I am using ubuntu mate, when I want to access Home directory it shows

The path for the directory containing caja settings need read and write permissions: /home/xxxx/.config/caja

I tried to change permission and restarted it but I get into same problem

  • Can you give a little bit more insight? How do you access the home directory and where appears the error? How were the permissions set for the home folder and how do you change them?... – marc Jan 14 '17 at 0:20
  • I used sudo chmod 777 -R /home/xxxx/.config/caja, it gave results like "changing directory permission: Read only" although I restarted and I was directed to initrafms where I ran "fsck /dev/sda3" and then rebooted it, Right now t is working – sandepp Jan 14 '17 at 18:00
  • Is the partition in read-only mode? You can see that with the mount command. If yes, then remount it with write permission activated sudo mount -o remount,rw /dev/sda3 ... – marc Jan 14 '17 at 18:43

People that came here from Google or Duckduckgo (like me) need the answer on this one. In my case I made a Starter on my Desktop to start Caja filemanager directly from the Desktop. But when I made it executable and click it to run, I get the same message as topic starter above.
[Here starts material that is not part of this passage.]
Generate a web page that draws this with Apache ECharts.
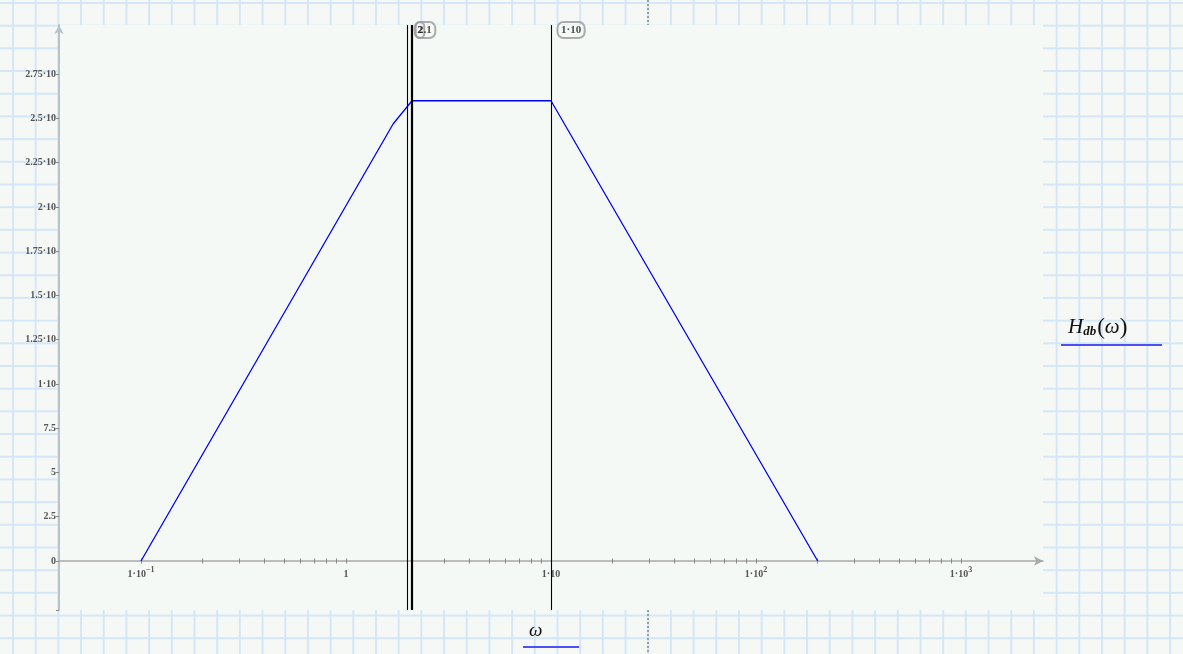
<!DOCTYPE html>
<html><head><meta charset="utf-8">
<script src="https://cdn.jsdelivr.net/npm/echarts@6/dist/echarts.min.js"></script>
<style>
html,body{margin:0;padding:0;}
body{width:1183px;height:654px;overflow:hidden;background-color:#f5f8f5;
background-image:linear-gradient(to right,#d4e7f8 2px,transparent 2px),linear-gradient(to bottom,#d4e7f8 2px,transparent 2px);
background-size:22.7px 22.7px;background-position:12px 2px;}
#c{width:1183px;height:654px;}
</style></head><body><div id="c"></div>
<script>
// data
const omega = [0.1, 1.7, 2.1, 10, 200];
const hdb = [0, 24.7, 26.0, 26.0, 0];
const markerValues = [2, 2.1, 10];
const markerLabels = ['2', '2.1', '1\u00b710'];
const xLabelValues = [0.1, 1, 10, 100, 1000];
const xLabelBases = ['1\u00b710', '1', '1\u00b710', '1\u00b710', '1\u00b710'];
const xLabelExps = ['\u22121', '', '', '2', '3'];
const yTickValues = [0, 2.5, 5, 7.5, 10, 12.5, 15, 17.5, 20, 22.5, 25, 27.5];
const yLabelTexts = ['0', '2.5', '5', '7.5', '1\u00b710', '1.25\u00b710', '1.5\u00b710', '1.75\u00b710', '2\u00b710', '2.25\u00b710', '2.5\u00b710', '2.75\u00b710'];
const xMin = Math.pow(10, -1.4), xMax = Math.pow(10, 3.4);
const yMin = -2.77, yMax = 30.28;

const xTickValues = [];
[0.1, 1, 10, 100].forEach(d => { for (let m = 1; m <= 9; m++) xTickValues.push(+(m * d).toPrecision(6)); });
xTickValues.push(1000);

function xFmt(v) {
  for (let i = 0; i < xLabelValues.length; i++) if (Math.abs(Math.log10(v) - Math.log10(xLabelValues[i])) < 1e-6) {
    return '{n|' + xLabelBases[i] + '}' + (xLabelExps[i] ? '{s|' + xLabelExps[i] + '}' : '');
  }
  return '';
}
function yFmt(v) {
  for (let i = 0; i < yTickValues.length; i++) if (Math.abs(v - yTickValues[i]) < 1e-6) return yLabelTexts[i];
  return '';
}
const gridTop = 25, gridBottom = 44, plotH = 654 - gridTop - gridBottom;
// place the x axis on value 0 of the y scale (keeps labels next to the line)
const zeroOffset = -plotH * (0 - yMin) / (yMax - yMin);

const tickFont = { fontFamily: 'Liberation Serif', fontWeight: 'bold', fontSize: 10, color: '#555' };
const markerLabelStyle = [
  { position: [8, -3], padding: [3, 1.5, 2, 1.5] },
  { position: [2.5, -3], padding: [3, 3.5, 2, 3.5] },
  { position: [6.5, -3], padding: [3, 3.5, 2, 3.5] }
];
const chart = echarts.init(document.getElementById('c'), null, { renderer: 'canvas' });
chart.setOption({
  animation: false,
  grid: { left: 59, right: 140, top: gridTop, bottom: gridBottom, show: true, backgroundColor: '#f5f9f5', borderWidth: 0 },
  xAxis: [{
    type: 'log', min: xMin, max: xMax, logBase: 10, offset: zeroOffset,
    axisLine: { onZero: false, lineStyle: { color: '#a8a8a8', width: 1.5 }, symbol: ['none', 'arrow'], symbolSize: [7, 9] },
    axisTick: { show: true, length: 2.5, lineStyle: { color: '#888' }, customValues: xTickValues },
    minorTick: { show: false },
    axisLabel: {
      margin: 4, customValues: xLabelValues, formatter: xFmt,
      rich: {
        n: { ...tickFont, verticalAlign: 'bottom', lineHeight: 14 },
        s: { ...tickFont, fontSize: 8, verticalAlign: 'bottom', lineHeight: 14, padding: [0, 0, 5, 0] }
      }
    },
    splitLine: { show: false }
  }, {
    type: 'log', min: xMin, max: xMax, logBase: 10, position: 'bottom', offset: zeroOffset,
    axisLine: { show: false, onZero: false },
    axisTick: { show: true, inside: true, length: 2.5, lineStyle: { color: '#888' }, customValues: xTickValues },
    axisLabel: { show: false },
    splitLine: { show: false }
  }],
  yAxis: {
    type: 'value', min: yMin, max: yMax,
    axisLine: { show: true, lineStyle: { color: '#b7c2cb', width: 2 }, symbol: ['none', 'arrow'], symbolSize: [7, 9] },
    axisTick: { show: true, length: 3, lineStyle: { color: '#888' }, customValues: yTickValues.concat([yMin]) },
    axisLabel: { ...tickFont, margin: 3, customValues: yTickValues, formatter: yFmt },
    splitLine: { show: false }
  },
  series: [{
    type: 'line', xAxisIndex: 0, data: omega.map((w, i) => [w, hdb[i]]),
    showSymbol: false, symbol: 'none', lineStyle: { color: '#0000ff', width: 1.3 }, z: 3,
    markLine: {
      silent: true, symbol: 'none', label: { show: false },
      lineStyle: { color: '#000', type: 'solid' },
      data: markerValues.map((v, i) => ({ xAxis: v, lineStyle: { width: i === 1 ? 2.2 : 1.1 } }))
    }
  }, {
    type: 'scatter', xAxisIndex: 0, symbolSize: 0, clip: false, z: 5,
    data: markerValues.map((v, i) => ({ value: [v, yMax], label: markerLabelStyle[i] })),
    label: {
      show: true, formatter: p => markerLabels[p.dataIndex],
      fontFamily: 'Liberation Serif', fontWeight: 'bold', fontSize: 11, color: '#222',
      backgroundColor: 'transparent', borderColor: '#999', borderWidth: 1, borderRadius: 6
    }
  }],
  graphic: [
    { type: 'line', shape: { x1: 648, y1: 0, x2: 648, y2: 25 }, style: { stroke: '#888', lineWidth: 1.5, lineDash: [2, 2] } },
    { type: 'line', shape: { x1: 648, y1: 610, x2: 648, y2: 654 }, style: { stroke: '#888', lineWidth: 1.5, lineDash: [2, 2] } },
    { type: 'text', left: 1068, top: 316, style: {
      text: '{i|H}{s|db}{p|(}{i|\u03c9}{p|)}',
      rich: {
        i: { fontFamily: 'Liberation Serif', fontStyle: 'italic', fontSize: 21, fill: '#111' },
        s: { fontFamily: 'Liberation Serif', fontStyle: 'italic', fontWeight: 'bold', fontSize: 13, fill: '#111', padding: [9, 1, 0, 0] },
        p: { fontFamily: 'Liberation Serif', fontSize: 23, fill: '#111' }
      } } },
    { type: 'line', shape: { x1: 1061, y1: 345, x2: 1162, y2: 345 }, style: { stroke: '#4f4ff7', lineWidth: 2 } },
    { type: 'text', left: 529, top: 621, style: { text: '\u03c9', fontFamily: 'Liberation Serif', fontStyle: 'italic', fontSize: 19, fill: '#111' } },
    { type: 'line', shape: { x1: 523, y1: 647, x2: 579, y2: 647 }, style: { stroke: '#4f4ff7', lineWidth: 2 } }
  ]
});
</script></body></html>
For that, I found out a solution, so here it is:

Open a terminal and type: (change username to your username)

cd /home/username/
cd .config
chmod -a -R 777 caja
rm -r caja


Next time the machine starts or Caja filemanager is used, the map caja wil be back in the right mode on /home/username/.config. So don't worry for that.




I encountered this problem after hibernating with the "pm-suspend-hybrid" command in Ubuntu 16.04. Trying to open caja resulted in the same error message you describe. After a reboot and an execution of the fsck command, the problem was fixed in my case, no permission changes required (changing permissions to "777" as per Arno's answer is ill-advised from a security standpoint since "7" permission for "other" means read, write and execute permissions for everyone.)

As to WHY this is happening to prevent recurrences, in this Linux Mint discussion on the topic https://forums.linuxmint.com/viewtopic.php?f=90&t=165741?f=90&t=165741, user "Wharfrat" pins the blame on bypassing ordinary logins with an encrypted drive, which is what happens when I resume from hibernation and wind up directly at my desktop without logging in.